Boasting some of central Oregon's most spectacular scenery, Newberry Group Campground is the only exclusive group site area within the Newberry National Volcanic Monument.
Located along the south shore of Paulina Lake in Deschutes National Forest, this site offers a unique geological glimpse into the area's one-of-a-kind landscape and volcanic activity.
For more information about the Newberry National Volcanic Monument, please visit: https://www.fs.usda.gov/recarea/deschutes/recarea/?recid=66159
The unique location of Newberry Group Campground offers outdoor enthusiasts fantastic opportunities for bird watching, boating, bicycling, sightseeing and hiking throughout the year.
The Paulina Lakeshore loop trail passes thru this campground and offers a 7 mile stroll around Paulina Lake.
Bird watchers may catch a glimpse of bald eagles and osprey nesting nearby. Common loon, Grebe, Tundra swan, Eurasian wigeon, American wigeon, Ring-necked duck, Goldeneye, and Hooded Merganser are lured to Paulina Lake as well.
Visitors can drive or hike to the summit of nearby Paulina Peak to watch soaring raptors such as golden eagle, turkey vulture, prairie falcon and red-tailed hawk.
Three separate group sites offer visitors opportunities for both lakeside and forest camping.
Picnic areas, shoreline trails, and stunning views of the lake give visitors the opportunity to enjoy the outdoors.

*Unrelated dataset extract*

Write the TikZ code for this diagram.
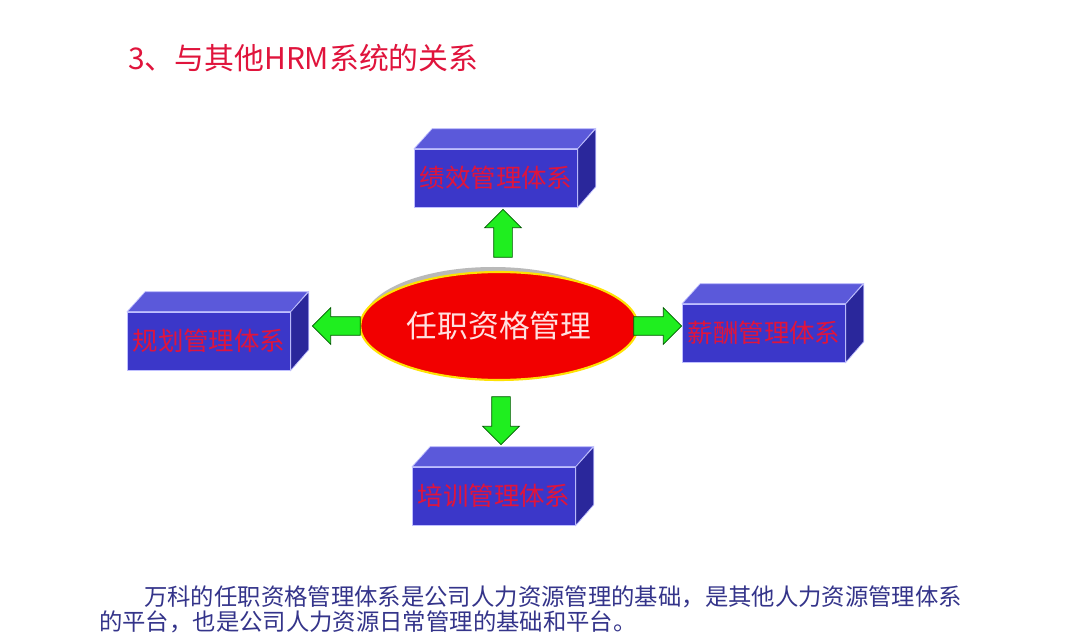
\documentclass[tikz,border=0pt]{standalone}
\usepackage{fontspec}
\setmainfont{Liberation Serif}
\newfontfamily\cjk{Noto Sans CJK SC}
\usetikzlibrary{shapes.geometric,shapes.arrows}

\definecolor{boxblue}{HTML}{3B37C9}
\definecolor{topblue}{HTML}{5B59DA}
\definecolor{sideblue}{HTML}{2A279B}
\definecolor{labelred}{HTML}{E0143C}
\definecolor{flowgreen}{HTML}{1FEE1F}
\definecolor{textnavy}{HTML}{34348A}

\begin{document}
\begin{tikzpicture}[
  x=0.02cm,y=-0.02cm,
  slab/.style={draw=blue!25!white,fill=boxblue,minimum width=3.26cm,minimum height=1.16cm,inner sep=0pt,
    font=\cjk\fontsize{14.5}{14.5}\selectfont,text=labelred},
  flow/.style={single arrow,draw=green!35!black,fill=flowgreen,minimum height=0.96cm,inner sep=0.18cm,
    single arrow head extend=0.18cm},
  core/.style={ellipse,fill=red!95!black,draw=yellow!85!orange,line width=1.2pt,minimum width=5.16cm,minimum height=2.16cm,
    font=\cjk\fontsize{17.5}{17.5}\selectfont,text=red!12!white}
]
  \useasboundingbox[fill=white] (0,0) rectangle (1080,635);

  \node[anchor=west,font=\cjk\fontsize{17}{17}\selectfont,text=labelred] (title) at (122,58) {3、与其他HRM系统的关系};

  % the four systems
  \node[slab] (perf) at (496,178) {绩效管理体系};
  \node[slab] (plan) at (209,341) {规划管理体系};
  \node[slab] (pay) at (764,333) {薪酬管理体系};
  \node[slab] (train) at (494,496) {培训管理体系};
  \foreach \b in {perf,plan,pay,train}{
    \fill[topblue,draw=blue!25!white] (\b.north west) -- ++(18,-20) -- ++(163,0) -- (\b.north east) -- cycle;
    \fill[sideblue,draw=blue!25!white] (\b.north east) -- ++(18,-20) -- ++(0,58) -- (\b.south east) -- cycle;
  }

  % centre
  \fill[gray!55] (493,321) ellipse (129 and 54);
  \node[core] (qual) at (499,326) {任职资格管理};

  \node[flow,shape border rotate=90] (toperf) at (503,238) {};
  \node[flow,shape border rotate=180] (toplan) at (341,326) {};
  \node[flow] (topay) at (653,326) {};
  \node[flow,shape border rotate=270] (totrain) at (501,416) {};

  \node[anchor=west,font=\cjk\fontsize{13.3}{13.3}\selectfont,text=textnavy] (para1) at (138,597) {万科的任职资格管理体系是公司人力资源管理的基础，是其他人力资源管理体系};
  \node[anchor=west,font=\cjk\fontsize{13.3}{13.3}\selectfont,text=textnavy] (para2) at (93,622) {的平台，也是公司人力资源日常管理的基础和平台。};
\end{tikzpicture}
\end{document}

The parking area and roads throughout the campground are paved.
Paulina Lake is located within the collapsed calderaof Newberry Volcano. Nearly five miles in diameter, this caldera encircles the basins of Paulina Lake, and its twin, East Lake. Covering an area of 1,531 acres, Paulina Lake, the larger and deeper of the two, plunges to depths of 250 feet.
Neither lake receives water from an inlet stream, but instead, are fed solely by rain, snowmelt, and hot springs. Paulina Creek drains the lake and has chiseled a narrow gorge through the caldera's west wall creating a remarkable twin waterfall.
Thermal vents and hot springs along the lake's northeast edge help create a highly productive ecosystem.
Wetlands, diverse forests, and rocky slopes near the campground provide a necessary habitat for shorebirds, racoon, deer, bats, and the occasional black bear.
In September, the outlet of Paulina Lake may become choked with kokanee salmon swimming to spawn in Paulina Creek.
Visitors can explore wilderness areas, wild and scenic rivers, lakes and reservoirs, and approximately 1,600 miles of trails throughout Deschutes National Forest and the adjacent Ochoco National Forest.
Lava Lands Visitor Center in nearby Bend, Oregon, offers visitors the opportunity to learn about the diverse landscape and history of the area through interpretive programs.
Visitors can explore the Lava River Cave, also located in the Newberry National Volcanic Monument. At a length of 5,211 ft. (1,588 m), the northwest section of the cave is the longest continuous lava tube in Oregon.